Single by Licence IV
- B-side: "Instrumental"
- Released: March 1987
- Recorded: France, 1986
- Genre: Pop
- Length: 3:27
- Label: Charles Talar
- Songwriter(s): Olivier Guillot Jean-Jacques Lafon Francis Vacher
- Producer(s): Alain Mouyseet

= Viens boire un p'tit coup à la maison =

"Viens boire un p'tit coup à la maison" (Come home for a little drink) is a 1987 song recorded by the French band Licence IV. Released as a single in March 1987, the song achieved a huge success in France, becoming one of the best-selling singles of the 1980s in France. The band did not release another song, nor any album.

==Music and lyrics==
This drinking song was composed by Jean-Jacques Lafon under the pseudonym of J.Falon. This French singer has had a smash hit in 1986 with "Le Géant de papier". Very popular, the song deals with the tasting of the wine and the sausage, in company with some friends, in a festive atmosphere. Licence IV was a male duet composed of Olivier Guillot and Francis Vacher, who were respectively the secretary and the artistic director of Patrick Sébastien.
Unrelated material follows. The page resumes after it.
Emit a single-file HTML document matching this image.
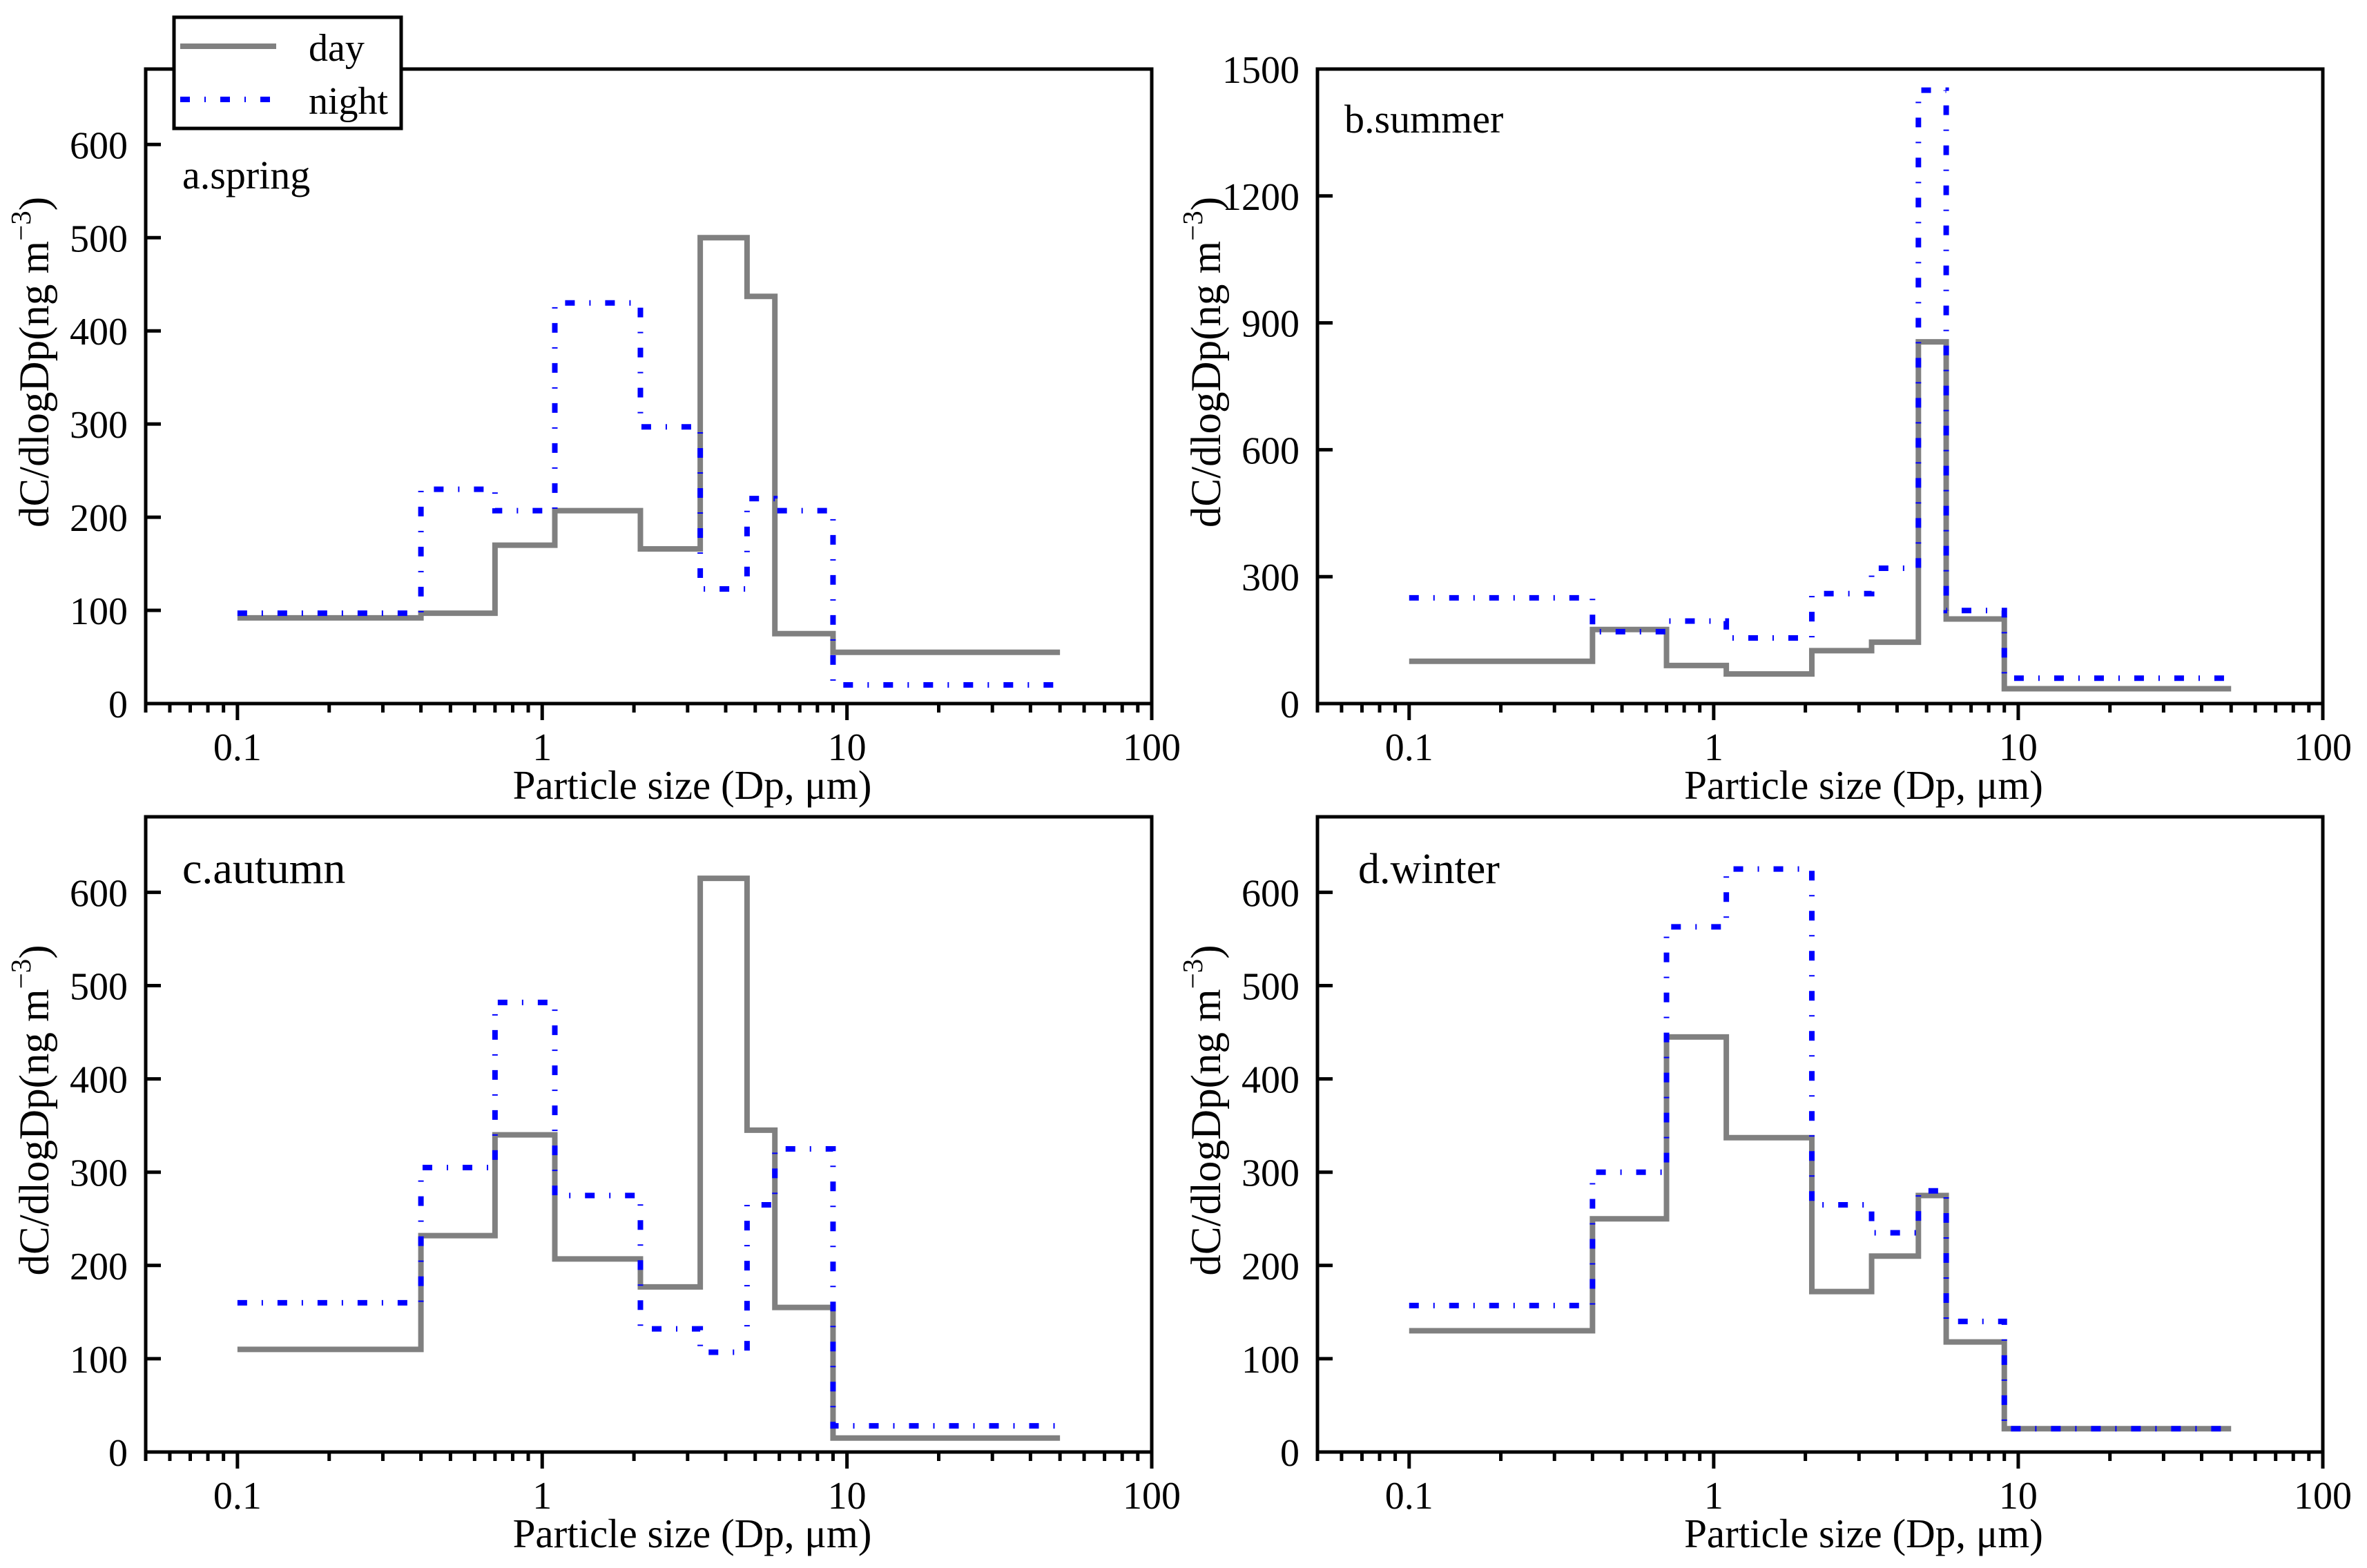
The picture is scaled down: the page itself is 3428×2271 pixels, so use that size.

Gillou - Pierre Perret's accordionist -, who is mentioned in the lyrics, also participated in the composition of the song.

==Chart performance==
In France, "Viens boire un p'tit coup à la maison" debuted at number 27 on 10 October 1987, reached the top ten two weeks later and became number one in its sixth week, staying atop for consecutive 13 weeks, which was at the time the record of the most weeks at the top for a single (this record was also carried out the previous year by the band Images with their hit "Les Démons de minuit"). The single totaled 23 weeks in the top ten and 32 weeks in the top 50, and was certified Platinum disc by the Syndicat National de l'Édition Phonographique. On the combined Music & Medias Pan-European Hot 100 Singles, the song debuted at number 76 on 28 March 1987, reached a peak of number 34 in its 11th week, and fell off the chart after a 28 weeks of presence.

==Cover versions==
A parody named Viens fumer un p'tit joint à la maison was released in 2003 by Bruno Blum. The song was covered by Les Enfoirés on their album 2011: Dans l'œil des Enfoirés, and included in the medley "Troisième Sexe". The song was performed by Lorie, Alizée, Claire Keim, Nolwenn Leroy, Amel Bent, Mimie Mathy, Jenifer Bartoli, Tina Arena, Patricia Kaas, Pascal Obispo, Jean-Louis Aubert, Grégoire, Kad Merad, Patrick Bruel, MC Solaar, Christophe Maé, Jean-Jacques Goldman and Sébastien Loeb.

==Track listings==
- 7" single
1. "Viens boire un p'tit coup à la maison" — 3:27
2. "Viens boire un p'tit coup à la maison" (instrumental) — 4:12

==Charts==

===Weekly charts===

Weekly chart performance for "Viens boire un p'tit coup à la maison"
| Chart (1987) | Peak position |
|---|---|
| Europe (European Hot 100) | 34 |
| France (SNEP) | 1 |

===Year-end charts===

1987 year-end chart performance for "Viens boire un p'tit coup à la maison"
| Chart (1987) | Position |
|---|---|
| Europe (European Hot 100) | 35 |
| France (SNEP) | 1 |

===Certifications===

Certifications for "Viens boire un p'tit coup à la maison"
| Region | Certification | Certified units/sales |
| France (SNEP) | Platinum | 1,000,000^{*} |
^{*} Sales figures based on certification alone.